Collected data start
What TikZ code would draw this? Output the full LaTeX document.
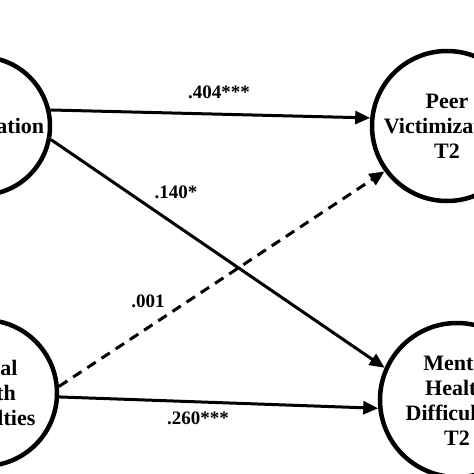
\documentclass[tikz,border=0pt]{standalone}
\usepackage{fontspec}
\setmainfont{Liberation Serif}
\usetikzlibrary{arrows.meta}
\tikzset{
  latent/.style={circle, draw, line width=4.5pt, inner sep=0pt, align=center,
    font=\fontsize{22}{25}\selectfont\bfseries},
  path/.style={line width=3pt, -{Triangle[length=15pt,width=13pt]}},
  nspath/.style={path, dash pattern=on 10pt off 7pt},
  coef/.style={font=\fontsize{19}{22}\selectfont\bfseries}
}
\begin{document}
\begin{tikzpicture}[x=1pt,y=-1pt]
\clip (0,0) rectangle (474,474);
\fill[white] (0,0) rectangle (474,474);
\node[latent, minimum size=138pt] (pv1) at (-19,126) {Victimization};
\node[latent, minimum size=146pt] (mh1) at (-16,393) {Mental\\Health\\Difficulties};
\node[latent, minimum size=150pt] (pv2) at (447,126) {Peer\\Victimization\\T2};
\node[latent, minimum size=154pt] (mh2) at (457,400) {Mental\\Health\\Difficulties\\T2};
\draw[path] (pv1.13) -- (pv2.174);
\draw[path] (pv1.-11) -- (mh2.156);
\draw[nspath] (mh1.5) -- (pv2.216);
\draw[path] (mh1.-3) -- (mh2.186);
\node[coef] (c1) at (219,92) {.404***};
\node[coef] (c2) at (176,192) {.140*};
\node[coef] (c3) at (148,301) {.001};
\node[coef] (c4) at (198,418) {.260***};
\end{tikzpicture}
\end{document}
Collected data end
__What to do__: Omit the pictures, then quote the rest of the material above exactly.

__Reply to the task__:
What TikZ code would draw this? Output the full LaTeX document.
\documentclass[tikz,border=0pt]{standalone}
\usepackage{fontspec}
\setmainfont{Liberation Serif}
\usetikzlibrary{arrows.meta}
\tikzset{
  latent/.style={circle, draw, line width=4.5pt, inner sep=0pt, align=center,
    font=\fontsize{22}{25}\selectfont\bfseries},
  path/.style={line width=3pt, -{Triangle[length=15pt,width=13pt]}},
  nspath/.style={path, dash pattern=on 10pt off 7pt},
  coef/.style={font=\fontsize{19}{22}\selectfont\bfseries}
}
\begin{document}
\begin{tikzpicture}[x=1pt,y=-1pt]
\clip (0,0) rectangle (474,474);
\fill[white] (0,0) rectangle (474,474);
\node[latent, minimum size=138pt] (pv1) at (-19,126) {Victimization};
\node[latent, minimum size=146pt] (mh1) at (-16,393) {Mental\\Health\\Difficulties};
\node[latent, minimum size=150pt] (pv2) at (447,126) {Peer\\Victimization\\T2};
\node[latent, minimum size=154pt] (mh2) at (457,400) {Mental\\Health\\Difficulties\\T2};
\draw[path] (pv1.13) -- (pv2.174);
\draw[path] (pv1.-11) -- (mh2.156);
\draw[nspath] (mh1.5) -- (pv2.216);
\draw[path] (mh1.-3) -- (mh2.186);
\node[coef] (c1) at (219,92) {.404***};
\node[coef] (c2) at (176,192) {.140*};
\node[coef] (c3) at (148,301) {.001};
\node[coef] (c4) at (198,418) {.260***};
\end{tikzpicture}
\end{document}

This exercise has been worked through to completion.